Wednesday, August 19, 2020

Movie Review: Amulet

Amulet *** ½ / *****
Directed by: Romola Garai.
Written by: Romola Garai.
Starring: Carla Juri (Magda), Alec Secareanu (Tomas), Imelda Staunton (Sister Claire), Anah Ruddin (Mother), Angeliki Papoulia (Miriam), Elowen Harris (Dina), William E. Lester (Mother - voice).

Actress Romola Garai makes a promising directorial debut with the feminist horror parable Amulet. You don’t quite realize just how feminist it is until the final act, as Garai only slowly reveals the truth about the all the people involved – but the finale really does hit hard. The film is gorgeous to look at – clearly inspired by giallo horror movies, Garai has made a visual stunner. Her storytelling is perhaps not quite up to that level – there is perhaps too many twists and turns, handled a little awkwardly – and the confusion the audience feels at certain points is perhaps not entirely on purpose. Yet, overall, Amulet marks the announcement of a major new talent behind the camera for horror movies – and I cannot wait to see what happens next in her career.

Tomas (Alec Secareanu) is a day laborer living in extreme poverty on the outskirts of London. A former soldier, racked with guilt over his actions in “the war” (what war, is not really made clear – and what he feels so guilty about only becomes somewhat clear as the film moves along). With nowhere to go, when he receives an offer from a kindly nun – Sister Claire (played by Imelda Staunton, giving you the first sign that you shouldn’t trust her) – he gladly takes it. Tomas will work as a handyman of sorts for Magda (Carla Juri) – who lives in a large, dilapidated, remote house as she cares for her dying mother (Anah Ruddin). It quickly becomes clear though that Mother isn’t just some sick old woman – she is possessed by some ancient evil – or may well be the ancient evil made flesh. Magda is trapped with her until Mother dies anyway, and Tomas is there to help. You sense immediately though that Tomas is uncomfortable – the way he looks at Magda brings up mixed feelings in both him and the audience.
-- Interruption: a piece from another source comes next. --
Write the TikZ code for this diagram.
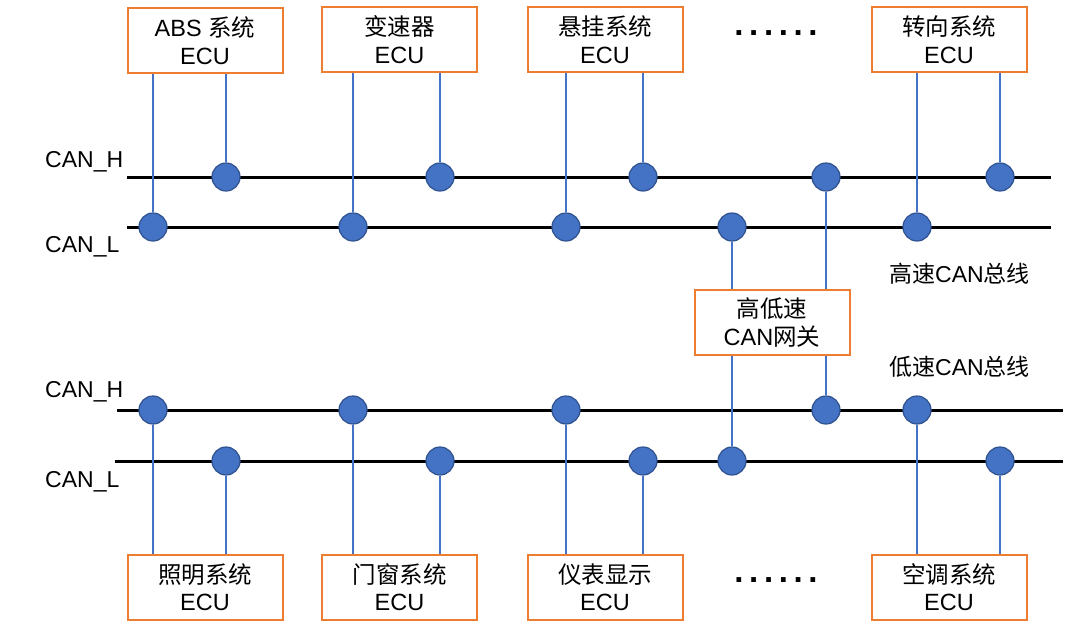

Garai reveals the truth behind all of these characters – but does so slowly – perhaps too slowly for genre fans who just want to get to the bloody climax of the movie (rest assured genre fans, when Garai finally does go for broke in those final minutes, it is worth the wait). The film mixes different horror genres in its one film – it is a tale of possession of course, but it eventually makes it clear that it is also a feminist take on the rape/revenge film – that stands aside something like Coralie Fargeat’s underrated/underseen Revenge as an attempt by female filmmakers to take the genre back from its pure exploitation roots. Tomas is a complicated figure – he wants to “free” Magda from whatever curse is on her that forces her to stay alongside mother – as if doing so will free him of his sins. But, as the film makes clear, it may not be enough – you cannot simply make up for a bad deed with a good one. Tomas though is a more complicated figure than we normally see in this type of movie – and Secareanu’s performance is quite good at navigating the different aspects of him. The same is true for Juri’s Magda – and her performance, which really is something in the final act. Up until then, the structure and storytelling do somewhat limit her – as Garai doesn’t want to give the game away. An old pro like Staunton is also quite good as Sister Claire – making the film’s simplest main character into something interesting.

It really is the visuals though that make Amulet something to behold. Garai takes great care with the cinematography and sound design to create atmosphere – and the production design on the house is also quite special – without it, the film would likely fall apart. Garai is clearly a talented – and ambitious – filmmaker. Perhaps, too ambitious with this first film – the flashback structure and storytelling is a little confusing at times – but she more than makes up for it with the visuals, the performances and ideas. I cannot wait to see what she does next.